Artifact

William Forsythe
Royal Ballet Flanders
Sadler’s Wells

Royal Ballet Flanders in William Forsythe's Artifact Credit: Johan Persson
Kate Strong as A Woman in Historical Costume in William Forsythe's Artifact Credit: Johan Persson
Eva Dewaele as The Other Person in William Forsythe's Artifact Credit: Johan Persson

The complex four-act Artifact, made in 1984 for Frankfurt Ballett, is as fresh and innovative today as it was astounding then, an elusive theatre/dance/art installation, the vision of one man, William Forsythe, its choreographer, scenographer, lighting and costume designer. Even part of the sound collage is his.

A philosophical inquiry—in architectural layers—into the nature and history of ballet—à la recherche du temps perdu given droll Beckettian humour and mystique.

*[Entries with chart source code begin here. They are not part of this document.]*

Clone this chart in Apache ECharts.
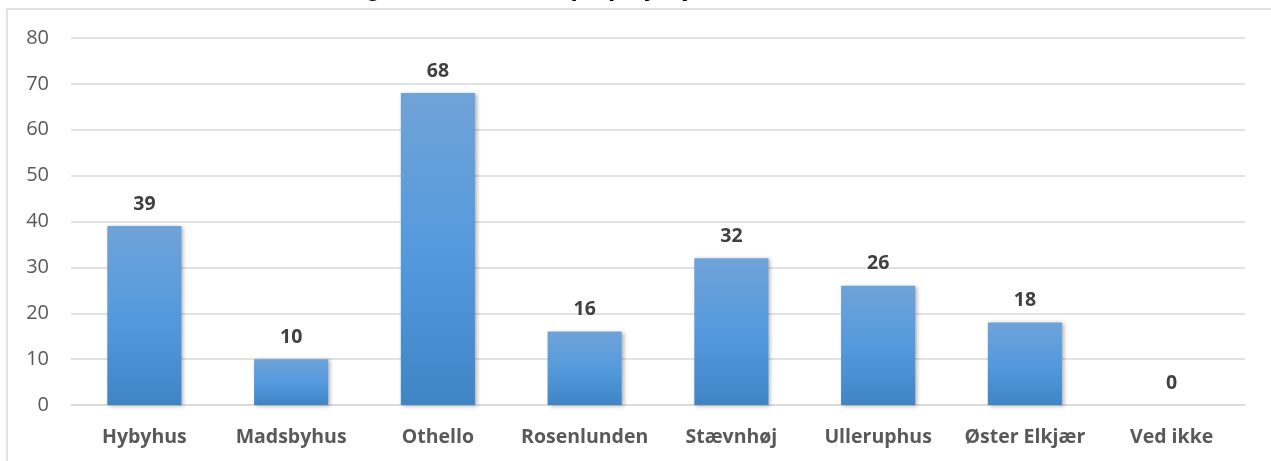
<!DOCTYPE html>
<html><head><meta charset="utf-8">
<script src="https://cdn.jsdelivr.net/npm/echarts@6/dist/echarts.min.js"></script>
<style>html,body{margin:0;padding:0;background:#fff}#c{width:1271px;height:461px}</style>
</head><body><div id="c"></div>
<script>
var categories = ["Hybyhus","Madsbyhus","Othello","Rosenlunden","Stævnhøj","Ulleruphus","Øster Elkjær","Ved ikke"];
var values = [39,10,68,16,32,26,18,0];
var yTicks = [0,10,20,30,40,50,60,70,80];
var titleText = "Fordeling af besvarelser på plejehjem i Fredericia Kommune";

var chart = echarts.init(document.getElementById('c'));
chart.setOption({
  animation:false,
  backgroundColor:'#fff',
  textStyle:{fontFamily:'Open Sans'},
  title:{text:titleText,left:'center',top:-29,textStyle:{fontFamily:'Liberation Sans',fontWeight:'bold',fontSize:26,color:'#000'}},
  graphic:[{type:'rect',shape:{x:7,y:9,width:1300,height:500},style:{fill:'none',stroke:'#d9d9d9',lineWidth:1.5},z:-1}],
  grid:{left:71,right:26,top:38,bottom:56},
  xAxis:{type:'category',data:categories,
    axisLine:{lineStyle:{color:'#d9d9d9',width:1.5}},axisTick:{show:false},
    axisLabel:{color:'#595959',fontWeight:'bold',fontSize:19.5,margin:22,interval:0}},
  yAxis:{type:'value',min:0,max:80,interval:10,
    axisLine:{show:false},axisTick:{show:false},
    splitLine:{lineStyle:{color:'#d9d9d9',width:1.5}},
    axisLabel:{color:'#595959',fontSize:20,margin:22,
      formatter:function(v){return yTicks.indexOf(v)>=0?String(v):'';}}},
  series:[{type:'bar',data:values,barWidth:'50.5%',
    itemStyle:{color:new echarts.graphic.LinearGradient(0,0,0,1,[{offset:0,color:'#6fa3d8'},{offset:0.5,color:'#559add'},{offset:1,color:'#3f85c6'}]),
      shadowColor:'rgba(0,0,0,0.3)',shadowBlur:4,shadowOffsetX:2,shadowOffsetY:1},
    label:{show:true,position:'top',distance:12,color:'#404040',fontWeight:'bold',fontSize:19.5}}]
});
</script></body></html>
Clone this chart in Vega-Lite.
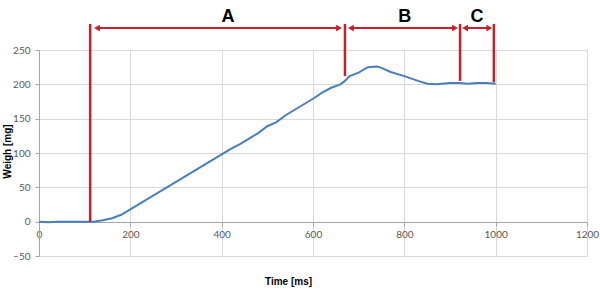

A Woman in a Historical Costume (Kate Strong) ruminates on remembering and forgetting in angry discourse with A Man with a Megaphone (Nicholas Champion). She dominates, commands, intrudes, whilst The Other Person (Eva Dewaele), pale, bare-footed, flitting across the empty stage as we are taking our seats, seems to be from another world (she rises like the lady of lake from a trap door too), yet is in charge of the forty-strong green-clad corps, as she leads them in semaphore sign language—the signifier and the signified…

What is going on in this ballet about ballet? Does one need to know the history of ballet’s evolution, its roots, and the changes in épaulement to appreciate Forsythe’s deconstruction and reconstruction of dance in this precise one-hour-fifty-five-minute epic dance theatre show? Understand the structure of Bach’s Chaconne in D minor to enjoy the music? Forsythe deconstructs this too.

Or can one sit back and appreciate the austere patterns Royal Ballet Flanders cohort of dancers weaves in investigative formulae? Appreciate the strict form, the training, the breathtaking execution by a superb troupe of dancers (drilled by the amazing Kathryn Bennetts, sadly leaving the company in June) of choreography given intellectual heft by Forsythe’s restless mind?

Do we all see and hear the same thing: a Wittgensteinian investigation into subjective truth applied to dance? We bring to the dance what we bring. Whatever we bring, Forsythe’s creation overwhelms with its riches. One viewing is not enough.

Step inside, the French Masque lady in the white perruque invites, and you shall see... step outside and… And? See what you hear, hear what you see? Do you? Enigmatic, metaphysical, Jean Cocteau surreal, Alain Resnais’ L'Année dernière à Marienbad, the geometry of its landscape gardens (appropriated by Peter Greenaway in The Draughtman's Contract...), with gymnastic display from healthy 1930s German and/or Russian youth…

A dusky cavernous Hollywood (given explicit reference by Eva Crossman-Hecht music) sound stage, the Wells stage is stripped to its bare black walls, trellis lit from the orchestra stalls with a row of Profile lights, searchlights crisscross and pattern the set. White and black abstract canvases, stage flats, knocked over by the hysterical Historical Woman, Dietrich, Garbo, German expressionism…

And all the while the dancers go about their business in this fantastic dreamscape, beautiful, framing, expressive bodies: two couples dance exquisite double duets, supreme in their art—Aki Saito and Wim Vanlessen, and Yurie Matsuura and David Jonathan—before the serried ranks of Metropolis workers.

But Forsythe is in total control: shutters (stage curtain) slam down, phrasing the dance in keeping with Bach’s pure musical phrases. Camera snapshots, we see what he wants us to see, each time the stage picture is new, the rows of dancers in fresh frieze configurations.

Time and energy frame emotion, time and memory, time waits for no man, and neither does Forsythe—audience still in the bar, but the dancers are already on the stage before a half empty auditorium in the second half… Does an audience matter? Speeded up speech and cacophonic music… no time… no time, Lewis Carroll logic...

Is this dissonance dementia, Daniil Kharms illogic and anti-rationality, or simply the double-speed rewinding of time? Ah, this is where Wayne McGregor found his moves… hiphop rippling breaks on pointe

Repeats and rewinds, mutterings about rocks and dust, and the dancers a forest of arms, the light catching their bare arms, radiant papillon wings giving immense joy and beauty to the dance to the music of time. They are the amazing maze framework in the dramatic pleasure gardens of dance.